Felix opens our door and I follow him inside, both of us moving to our default positions, him on the bed, me in the chair, like we need the space to process what just happened.
"You knew," I say finally, not quite an accusation but close.
"I suspected," he corrects, picking up his book but not opening it. "The way they reacted to your scent once the suppressants from the club wore off. The way they've been treating us. It was... familiar."
Familiar because he knows what it's like to find your scent match and not be able to do anything about it. Because we found each other in the worst possible place at the worst possible time, and we've been trying to make it work ever since despite biology screaming that we're doing it wrong.

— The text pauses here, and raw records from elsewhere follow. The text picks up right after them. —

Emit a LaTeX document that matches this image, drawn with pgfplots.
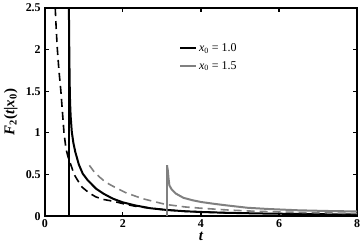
\documentclass[border=0pt]{standalone}
\usepackage{fontspec}
\setmainfont{Liberation Serif}
\usepackage{pgfplots}
\pgfplotsset{compat=1.18}
\definecolor{mygray}{RGB}{128,128,128}
\begin{document}
\fontsize{12}{14}\selectfont
\begin{tikzpicture}
\begin{axis}[
  width=312bp, height=208bp, scale only axis,
  xmin=0, xmax=8, ymin=0, ymax=2.5,
  xtick={0,2,4,6,8}, ytick={0,0.5,1,1.5,2,2.5},
  tick align=inside, major tick length=4bp,
  axis line style={line width=1.3bp},
  every tick/.style={line width=1.1bp, black},
  /pgf/number format/assume math mode=true,
  tick label style={font=\fontsize{12}{14}\selectfont\bfseries},
  xticklabel style={yshift=1bp},
  xlabel={\fontsize{15}{16}\selectfont\bfseries\itshape t},
  ylabel={\fontsize{15}{16}\selectfont\bfseries\itshape F\textsubscript{\upshape 2}\upshape(\itshape t\upshape|\itshape x\textsubscript{\upshape 0}\upshape)},
  xlabel style={yshift=3bp},
  ylabel style={yshift=0bp},
  legend style={at={(0.42,0.85)}, anchor=north west, draw=none, fill=none,
    font=\fontsize{12}{14}\selectfont, row sep=4bp},
  legend cell align=left,
  legend image code/.code={\draw[#1] (0bp,0bp) -- (16bp,0bp);},
  clip=true,
]
% x0 = 1.0 solid black
\addplot[black, line width=2bp] coordinates {
 (0.615,2.5) (0.625,2.0) (0.635,1.6) (0.645,1.37) (0.66,1.2) (0.69,1.01) (0.73,0.88)
 (0.78,0.77) (0.87,0.62) (0.97,0.51) (1.1,0.43) (1.31,0.33) (1.5,0.27) (1.74,0.21)
 (2.0,0.165) (2.3,0.13) (2.7,0.095) (3.1,0.075) (3.6,0.058) (4.0,0.05) (4.64,0.04)
 (5.5,0.032) (6.5,0.026) (8.0,0.02)};
\addlegendentry{\itshape x\textsubscript{\upshape 0}\upshape\ = 1.0}
% x0 = 1.5 solid gray
\addplot[mygray, line width=2bp] coordinates {
 (3.13,0.61) (3.15,0.55) (3.17,0.45) (3.19,0.37) (3.25,0.32) (3.36,0.27) (3.55,0.22)
 (3.79,0.19) (4.0,0.17) (4.3,0.15) (4.64,0.13) (5.2,0.1) (5.75,0.085) (6.5,0.07)
 (7.2,0.062) (8.0,0.056)};
\addlegendentry{\itshape x\textsubscript{\upshape 0}\upshape\ = 1.5}
% vertical lines
\addplot[black, line width=2bp, forget plot] coordinates {(0.61,0) (0.61,2.5)};
\addplot[mygray, line width=2bp, forget plot] coordinates {(3.12,0) (3.12,0.61)};
% dashed black
\addplot[black, line width=1.6bp, dash pattern=on 8bp off 5bp, forget plot] coordinates {
 (0.265,2.5) (0.29,2.25) (0.32,2.0) (0.36,1.75) (0.41,1.5) (0.45,1.25) (0.49,1.0)
 (0.54,0.81) (0.6,0.7) (0.67,0.61) (0.75,0.5) (0.84,0.43) (0.95,0.35) (1.05,0.31)
 (1.2,0.26) (1.31,0.23) (1.5,0.2) (1.74,0.18) (2.0,0.15) (2.3,0.12) (2.7,0.095)
 (3.1,0.075) (3.6,0.058) (4.0,0.05) (4.64,0.04) (5.0,0.037)};
% dashed gray
\addplot[mygray, line width=1.6bp, dash pattern=on 8bp off 5bp, forget plot] coordinates {
 (1.14,0.61) (1.25,0.54) (1.4,0.47) (1.55,0.41) (1.74,0.36) (2.08,0.28) (2.5,0.21)
 (3.1,0.14) (3.6,0.11) (4.0,0.095) (4.64,0.075) (5.2,0.062) (6.0,0.05) (7.0,0.04) (8.0,0.032)};
\end{axis}
\end{tikzpicture}
\end{document}
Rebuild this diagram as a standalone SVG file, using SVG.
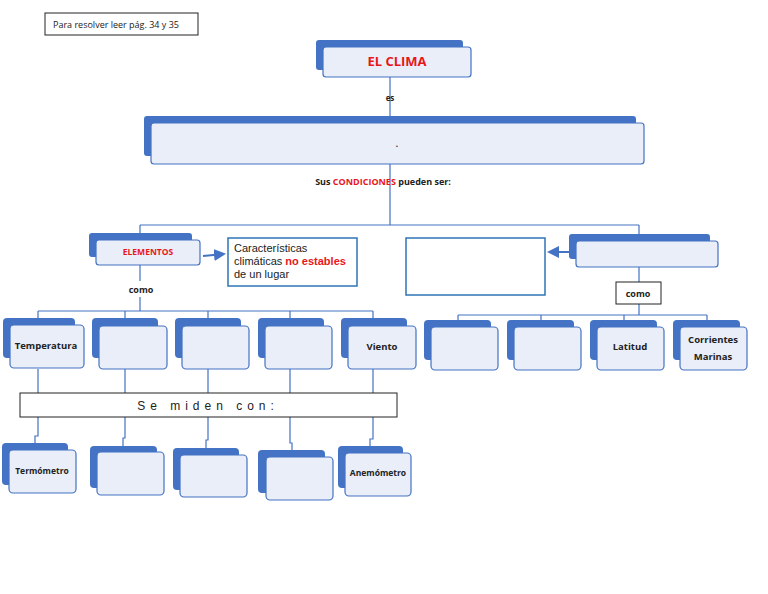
<svg xmlns="http://www.w3.org/2000/svg" width="768" height="594" viewBox="0 0 768 594">
<style>
.bk{fill:#4472C4;}
.fr{fill:#E9EEF8;stroke:#4472C4;stroke-width:1.2;}
.ln{stroke:#4472C4;stroke-width:1.2;fill:none;}
.t{font-family:"Open Sans","Liberation Sans",sans-serif;font-weight:bold;fill:#222;text-anchor:middle;}
.r{fill:#E8161B;}
</style>
<defs><marker id="ah" markerWidth="6" markerHeight="6" refX="5" refY="3" orient="auto"><path d="M0,0 L6,3 L0,6 z" fill="#4472C4"/></marker></defs>
<rect width="768" height="594" fill="#fff"/>
<g id="connectors">
<path class="ln" d="M390,77V118M390,164V225M140,225H639M140,225V233M639,225V234M140,265V281M140,297V311M38,311H373M38,311V318M125,311V318M208,311V318M290,311V318M373,311V318M38,369V393M125,369V393M208,369V393M290,369V393M373,369V393M38,417V436H35V443M125,417V438H123V446M208,417V440H206V448M290,417V443H292V450M373,417V439H370V446M639,267V282M639,304V315M458,315H707M458,315V321M541,315V321M624,315V321M707,315V321"/>
<line x1="203" y1="256" x2="224" y2="254" stroke="#4472C4" stroke-width="2" marker-end="url(#ah)"/>
<line x1="570" y1="252" x2="549" y2="252" stroke="#4472C4" stroke-width="2" marker-end="url(#ah)"/>
</g>
<g id="note"><rect x="45" y="13" width="153" height="22" fill="#fff" stroke="#222"/><text x="53" y="28" font-family="Open Sans,Liberation Sans,sans-serif" font-size="9" fill="#222">Para resolver leer pág. 34 y 35</text></g>
<g id="clima"><rect class="bk" x="316" y="40" width="147" height="30" rx="3"/><rect class="fr" x="323" y="47" width="148" height="30" rx="3"/><text class="t r" x="397" y="66" font-family="Liberation Sans,sans-serif" font-size="13">EL  CLIMA</text></g>
<text class="t" x="390" y="101" font-size="8" font-weight="normal">es</text>
<g id="def"><rect class="bk" x="144" y="116" width="492" height="40" rx="3"/><rect class="fr" x="151" y="123" width="493" height="41" rx="3"/><text class="t" x="397" y="147" font-size="8">.</text></g>
<text class="t" x="383" y="185" font-size="9" font-weight="normal" fill="#222">Sus <tspan class="r" font-weight="bold">CONDICIONES</tspan> pueden ser:</text>
<g id="elementos"><rect class="bk" x="89" y="233" width="103" height="24" rx="3"/><rect class="fr" x="96" y="240" width="104" height="25" rx="3"/><text class="t r" x="148" y="255" font-size="8.5">ELEMENTOS</text></g>
<g id="caract"><rect x="228" y="238" width="129" height="48" fill="#fff" stroke="#2E75B6" stroke-width="1.5"/><text font-family="Liberation Sans,sans-serif" font-size="11" fill="#222"><tspan x="234" y="252">Características</tspan><tspan x="234" y="265">climáticas <tspan fill="#E8161B" font-weight="bold">no estables</tspan></tspan><tspan x="234" y="278">de un lugar</tspan></text></g>
<text class="t" x="141" y="293" font-size="9">como</text>
<g id="fact"><rect class="bk" x="569" y="234" width="141" height="25" rx="3"/><rect class="fr" x="576" y="241" width="142" height="26" rx="3"/></g>
<g id="factdef"><rect x="406" y="238" width="139" height="57" fill="#fff" stroke="#2E75B6" stroke-width="1.5"/></g>
<g id="como2"><rect x="616" y="282" width="45" height="22" fill="#fff" stroke="#222"/><text class="t" x="638" y="297" font-size="9">como</text></g>
<g id="temp"><rect class="bk" x="3" y="318" width="72" height="40" rx="4"/><rect class="fr" x="10" y="325" width="74" height="43" rx="4"/><text class="t" x="46" y="349" font-size="9.5">Temperatura</text></g>
<g id="e2"><rect class="bk" x="92" y="318" width="66" height="40" rx="4"/><rect class="fr" x="99" y="326" width="68" height="43" rx="4"/></g>
<g id="e3"><rect class="bk" x="175" y="318" width="66" height="40" rx="4"/><rect class="fr" x="182" y="326" width="67" height="43" rx="4"/></g>
<g id="e4"><rect class="bk" x="258" y="318" width="66" height="40" rx="4"/><rect class="fr" x="265" y="326" width="67" height="43" rx="4"/></g>
<g id="viento"><rect class="bk" x="341" y="318" width="66" height="40" rx="4"/><rect class="fr" x="348" y="326" width="68" height="43" rx="4"/><text class="t" x="382" y="350" font-size="9.5">Viento</text></g>
<g id="f1"><rect class="bk" x="424" y="320" width="67" height="40" rx="4"/><rect class="fr" x="431" y="327" width="67" height="43" rx="4"/></g>
<g id="f2"><rect class="bk" x="507" y="320" width="67" height="40" rx="4"/><rect class="fr" x="514" y="327" width="67" height="43" rx="4"/></g>
<g id="latitud"><rect class="bk" x="590" y="320" width="67" height="40" rx="4"/><rect class="fr" x="597" y="327" width="67" height="43" rx="4"/><text class="t" x="630" y="350" font-size="9.5">Latitud</text></g>
<g id="corrientes"><rect class="bk" x="673" y="320" width="67" height="40" rx="4"/><rect class="fr" x="680" y="327" width="67" height="43" rx="4"/><text class="t" x="713" y="343" font-size="9.5">Corrientes</text><text class="t" x="713" y="360" font-size="9.5">Marinas</text></g>
<g id="miden"><rect x="20" y="393" width="377" height="24" fill="#fff" stroke="#222"/><text x="208" y="410" font-family="Liberation Sans,sans-serif" font-size="12" fill="#222" text-anchor="middle" letter-spacing="5">Se miden con:</text></g>
<g id="termo"><rect class="bk" x="2" y="443" width="66" height="42" rx="4"/><rect class="fr" x="9" y="450" width="67" height="43" rx="4"/><text class="t" x="42" y="474" font-size="8.5">Termómetro</text></g>
<g id="m2"><rect class="bk" x="90" y="446" width="67" height="42" rx="4"/><rect class="fr" x="97" y="452" width="67" height="43" rx="4"/></g>
<g id="m3"><rect class="bk" x="173" y="448" width="66" height="42" rx="4"/><rect class="fr" x="180" y="455" width="67" height="42" rx="4"/></g>
<g id="m4"><rect class="bk" x="258" y="450" width="67" height="43" rx="4"/><rect class="fr" x="266" y="457" width="67" height="43" rx="4"/></g>
<g id="anemo"><rect class="bk" x="338" y="446" width="65" height="42" rx="4"/><rect class="fr" x="345" y="453" width="66" height="43" rx="4"/><text class="t" x="378" y="476" font-size="8.5">Anemómetro</text></g>
</svg>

"What do we do?" I ask, hating how small my voice sounds.
"Whatever you want," he says simply. "I meant what I said. You can make your own choices about this."
"But you won't."
"I can't." The admission seems to cost him something. "They're alphas. Real alphas. They'd expect things I can't give, want things I can't be."
I want to argue, to tell him he's wrong, that they've already proven they're different. But I understand. God, do I understand. The fear that lives under your skin, the constant vigilance, the exhaustion of maintaining a mask that keeps you safe but slowly suffocates you.
"We don't need them," I say, trying to convince myself as much as him.
"No," he agrees. "We don't." He watches me closely, his eyes seeing everything I try to hide. "But you want them."
"No, I don't," I say defensively, squirming in my seat.
He gives that soft, rueful smile again. I'd rather him just be angry. "It's okay to want them, Juney," he says softly. "I'm not going to stop you."
"I don't," I snap, my hands balled into fists in my lap. I grimace. "I don't."
He watches me for another beat, then opens his book and cracks the spine. "Whatever you say."
There's finality in his tone, no room for argument.
Because a part of me knows he's right.